The IRS allows you to annualize your income so the estimated payment for the quarter in which you sold is larger, rather than spreading it evenly across all four quarters. If you sell in August, for instance, you’d make a larger third-quarter estimated payment rather than paying equal amounts all year. Use the Annualized Estimated Tax Worksheet in IRS Publication 505 to calculate the amount, and file Form 2210 with your return to show the IRS that your uneven payments matched your uneven income. The penalty for skipping estimated payments isn’t enormous—it’s essentially interest on the underpayment—but on a six-figure capital gain, a few hundred dollars in avoidable penalties adds up.
When a seller finances the deal and receives payments over multiple years instead of a lump sum at closing, the IRS treats the transaction as an installment sale.
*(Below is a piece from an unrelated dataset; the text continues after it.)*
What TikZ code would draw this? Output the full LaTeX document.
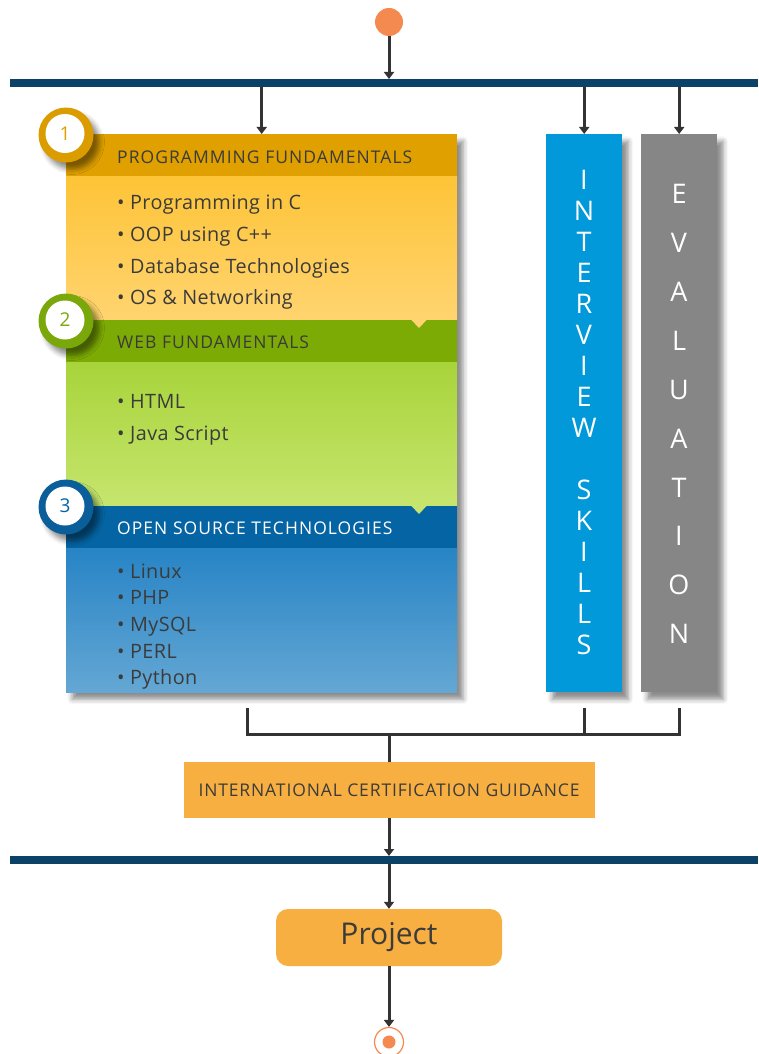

Rather than reporting the entire gain in the year of sale, you spread it across the years you receive payments, reporting only the taxable portion of each installment as income. This approach can keep you in a lower tax bracket in each individual year.11Internal Revenue Service. About Form 6252, Installment Sale Income
You report installment sale income on Form 6252, which calculates the gross profit percentage—essentially the fraction of each payment that represents taxable gain versus return of basis. The installment method is the default when you receive at least one payment after the end of the tax year in which you sold. If you’d rather pay the full tax upfront (sometimes worth it if you expect higher rates in future years), you can elect out of installment treatment on a timely filed return.
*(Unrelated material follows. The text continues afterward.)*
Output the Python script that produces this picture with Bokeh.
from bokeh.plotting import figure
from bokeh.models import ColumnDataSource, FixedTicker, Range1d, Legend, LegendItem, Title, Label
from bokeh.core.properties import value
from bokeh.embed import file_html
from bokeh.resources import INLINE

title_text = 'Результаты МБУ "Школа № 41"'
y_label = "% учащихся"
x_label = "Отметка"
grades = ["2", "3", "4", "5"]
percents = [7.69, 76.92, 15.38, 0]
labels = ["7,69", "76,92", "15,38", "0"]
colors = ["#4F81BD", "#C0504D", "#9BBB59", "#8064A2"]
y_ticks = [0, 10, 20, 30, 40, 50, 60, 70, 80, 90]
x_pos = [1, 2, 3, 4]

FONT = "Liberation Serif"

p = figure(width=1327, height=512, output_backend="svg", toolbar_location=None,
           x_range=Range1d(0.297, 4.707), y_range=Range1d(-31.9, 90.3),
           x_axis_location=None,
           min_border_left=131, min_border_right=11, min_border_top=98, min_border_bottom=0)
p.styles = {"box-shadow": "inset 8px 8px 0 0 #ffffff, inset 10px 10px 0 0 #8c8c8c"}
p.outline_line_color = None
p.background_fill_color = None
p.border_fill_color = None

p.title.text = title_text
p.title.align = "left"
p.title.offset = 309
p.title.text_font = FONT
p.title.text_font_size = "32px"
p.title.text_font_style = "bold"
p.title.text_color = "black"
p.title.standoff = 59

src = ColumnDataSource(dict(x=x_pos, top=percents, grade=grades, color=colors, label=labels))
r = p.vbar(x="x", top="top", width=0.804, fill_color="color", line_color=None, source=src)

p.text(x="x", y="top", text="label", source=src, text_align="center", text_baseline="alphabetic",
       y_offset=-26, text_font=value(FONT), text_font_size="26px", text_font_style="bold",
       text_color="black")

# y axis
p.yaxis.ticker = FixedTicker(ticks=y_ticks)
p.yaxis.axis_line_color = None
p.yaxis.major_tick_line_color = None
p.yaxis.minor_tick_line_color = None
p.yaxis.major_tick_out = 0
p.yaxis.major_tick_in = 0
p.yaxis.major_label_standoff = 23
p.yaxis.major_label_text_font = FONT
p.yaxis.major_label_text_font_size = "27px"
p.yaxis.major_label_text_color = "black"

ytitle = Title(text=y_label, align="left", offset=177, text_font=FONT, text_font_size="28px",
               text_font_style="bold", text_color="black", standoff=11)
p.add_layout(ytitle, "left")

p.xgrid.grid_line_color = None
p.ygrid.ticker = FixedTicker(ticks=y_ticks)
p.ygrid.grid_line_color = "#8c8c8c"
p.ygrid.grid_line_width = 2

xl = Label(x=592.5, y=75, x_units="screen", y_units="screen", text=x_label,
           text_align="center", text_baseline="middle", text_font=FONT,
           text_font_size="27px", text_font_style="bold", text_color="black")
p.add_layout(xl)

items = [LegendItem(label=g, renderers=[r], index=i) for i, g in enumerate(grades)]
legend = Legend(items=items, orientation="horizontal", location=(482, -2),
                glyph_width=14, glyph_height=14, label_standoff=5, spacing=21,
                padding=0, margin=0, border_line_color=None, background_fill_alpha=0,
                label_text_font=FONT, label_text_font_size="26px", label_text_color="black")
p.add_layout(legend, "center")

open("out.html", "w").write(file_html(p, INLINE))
After selling real estate, the closing agent or title company typically reports the transaction to the IRS on Form 1099-S, which shows the sale date and gross proceeds.12Internal Revenue Service. Instructions for Form 1099-S, Proceeds From Real Estate Transactions You then report the sale on Form 8949, entering the property description, dates of purchase and sale, sale price, and your adjusted basis. The subtotals from Form 8949 carry over to Schedule D of Form 1040, where your total capital gain or loss for the year is calculated.13Internal Revenue Service. About Form 8949, Sales and Other Dispositions of Capital Assets
One common misconception: if you qualify for the full Section 121 exclusion and your gain is under the $250,000 or $500,000 limit, you may not receive a 1099-S at all. But if you do receive one, you still need to report the sale on your return—you just show the exclusion as an adjustment so the taxable gain comes out to zero.
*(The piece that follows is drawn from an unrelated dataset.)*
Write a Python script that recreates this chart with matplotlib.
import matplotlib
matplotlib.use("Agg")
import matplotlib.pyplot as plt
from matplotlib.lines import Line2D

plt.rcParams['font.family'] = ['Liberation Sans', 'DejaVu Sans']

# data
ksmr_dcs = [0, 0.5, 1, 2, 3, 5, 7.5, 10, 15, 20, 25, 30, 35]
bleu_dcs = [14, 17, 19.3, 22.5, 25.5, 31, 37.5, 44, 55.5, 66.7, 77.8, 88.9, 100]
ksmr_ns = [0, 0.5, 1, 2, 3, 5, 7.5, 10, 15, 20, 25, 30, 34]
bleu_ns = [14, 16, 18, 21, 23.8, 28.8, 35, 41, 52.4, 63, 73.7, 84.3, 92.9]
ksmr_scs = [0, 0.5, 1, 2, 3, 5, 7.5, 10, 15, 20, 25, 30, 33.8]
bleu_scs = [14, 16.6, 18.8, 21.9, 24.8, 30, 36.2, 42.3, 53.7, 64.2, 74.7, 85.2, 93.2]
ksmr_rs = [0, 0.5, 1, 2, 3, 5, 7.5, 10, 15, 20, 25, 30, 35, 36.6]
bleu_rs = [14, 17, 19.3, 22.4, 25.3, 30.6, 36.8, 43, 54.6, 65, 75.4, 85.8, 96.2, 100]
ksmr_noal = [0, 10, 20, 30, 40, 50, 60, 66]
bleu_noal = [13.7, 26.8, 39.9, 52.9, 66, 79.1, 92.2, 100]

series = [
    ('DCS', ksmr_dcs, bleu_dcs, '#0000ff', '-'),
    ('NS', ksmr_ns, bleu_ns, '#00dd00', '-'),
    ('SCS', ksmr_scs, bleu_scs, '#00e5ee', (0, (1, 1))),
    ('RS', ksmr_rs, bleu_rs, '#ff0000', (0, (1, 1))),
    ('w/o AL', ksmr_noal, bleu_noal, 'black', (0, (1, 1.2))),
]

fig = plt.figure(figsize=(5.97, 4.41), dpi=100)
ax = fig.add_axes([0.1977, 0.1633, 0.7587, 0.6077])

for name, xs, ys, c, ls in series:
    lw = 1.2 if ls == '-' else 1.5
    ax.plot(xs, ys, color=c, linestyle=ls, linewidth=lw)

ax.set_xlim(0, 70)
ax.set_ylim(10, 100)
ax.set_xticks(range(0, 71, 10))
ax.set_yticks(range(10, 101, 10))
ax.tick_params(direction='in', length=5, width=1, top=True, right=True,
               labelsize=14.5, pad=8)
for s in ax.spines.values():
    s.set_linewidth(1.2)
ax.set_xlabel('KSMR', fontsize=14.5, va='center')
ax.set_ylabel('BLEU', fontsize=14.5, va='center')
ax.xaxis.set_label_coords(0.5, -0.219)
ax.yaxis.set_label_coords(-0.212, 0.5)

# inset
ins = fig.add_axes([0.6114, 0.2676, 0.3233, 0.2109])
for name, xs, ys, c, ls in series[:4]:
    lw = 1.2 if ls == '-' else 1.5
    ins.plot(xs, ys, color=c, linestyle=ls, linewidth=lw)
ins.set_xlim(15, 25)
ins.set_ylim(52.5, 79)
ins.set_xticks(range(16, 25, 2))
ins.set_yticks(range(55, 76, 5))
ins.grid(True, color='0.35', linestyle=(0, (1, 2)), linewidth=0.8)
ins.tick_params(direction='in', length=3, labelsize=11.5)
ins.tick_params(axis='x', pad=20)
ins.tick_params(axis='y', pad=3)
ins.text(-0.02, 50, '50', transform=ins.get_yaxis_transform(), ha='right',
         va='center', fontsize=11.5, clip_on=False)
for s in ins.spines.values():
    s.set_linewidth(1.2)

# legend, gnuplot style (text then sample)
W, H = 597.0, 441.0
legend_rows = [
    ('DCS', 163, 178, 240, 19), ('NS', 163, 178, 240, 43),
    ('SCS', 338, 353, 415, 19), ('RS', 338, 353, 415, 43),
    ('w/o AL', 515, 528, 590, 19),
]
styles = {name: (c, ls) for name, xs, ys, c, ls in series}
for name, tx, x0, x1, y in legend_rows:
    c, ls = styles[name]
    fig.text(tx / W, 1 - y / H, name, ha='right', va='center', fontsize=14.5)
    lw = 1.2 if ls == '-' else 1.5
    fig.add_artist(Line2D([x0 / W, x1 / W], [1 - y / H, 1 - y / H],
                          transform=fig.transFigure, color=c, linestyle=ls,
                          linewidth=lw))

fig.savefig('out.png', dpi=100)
All of these forms are due by the standard filing deadline, typically April 15 of the year after the sale.14Internal Revenue Service. When to File Filing an extension gives you more time to submit paperwork but does not extend the payment deadline—tax owed on April 15 starts accruing interest and potential penalties if unpaid, even if you’ve filed for an extension. Keep closing statements, improvement receipts, depreciation schedules, and 1099-S forms for at least three years after filing, and longer if you used the property as a rental or completed a 1031 exchange, since those create basis issues that can surface years later.